La domanda risarcitoria da perdita di chance (punteggio superiore da far valere in pubblici concorsi, esercizio della professione in altro Stato della Comunità) non esonera, infatti, gli attori dall’onere di fornire la prova della possibilità perduta, né del pari la richiesta di una liquidazione equitativa del danno integra una “relevatio ab onere probandi” (cfr. Cass. 27.12.1994 n. 11202; Cass. II sez. 10.4.2000 n. 4487 in USI Mass civ. Corte cass. riv. 535486). Relativamente ai concorsi pubblici la perdita di chance doveva essere, infatti, dimostrata con la prova dell’esclusione della candidata ovvero dell’inutile collocamento in graduatoria proprio per carenza del punteggio riconosciuto solo agli specializzati post 1991 – 92; mentre la impossibilità di esercitare il diritto di stabilimento, doveva trovare riscontro probatorio in specifici e concreti atti (individuazione della località di stabilimento, contatti con studi professionali, richieste di lavoro presso enti pubblici od altri soggetti privati, ecc.) diretti all’esercizio dell’attività professionale in altri Stati membri nonché nell’effettivo impedimento dello svolgimento dell’attività medica a causa della non equipollenza del titolo professionale.

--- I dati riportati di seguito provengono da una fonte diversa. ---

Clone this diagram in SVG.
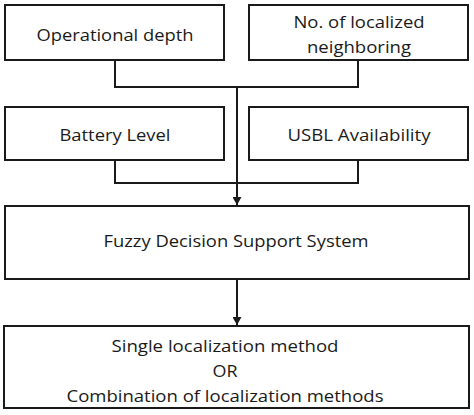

Infine, per quanto riguarda tutte le predette maturate prescrizioni, non può trovare accoglimento la domanda, richiesta da attori e intervenuti in via ulteriormente gradata, di arricchimento senza causa, difettando il requisito della residualità.

L’effettiva incertezza della lite, dovuto anche al contrasto giurisprudenziale solo di recente parzialmente risolto dalla Suprema Corte, giustifica l’integrale compensazione delle spese di lite tra le parti.

P.Q.M.
Il Tribunale definitivamente pronunciando così provvede:

rigetta le domande proposte dagli attori e dagli intervenuti in giudizio; compensa interamente tra le parti le spese del giudizio.

Così deciso in Roma, il 14 marzo 2011.

Depositata in Cancelleria il 15 marzo 2011.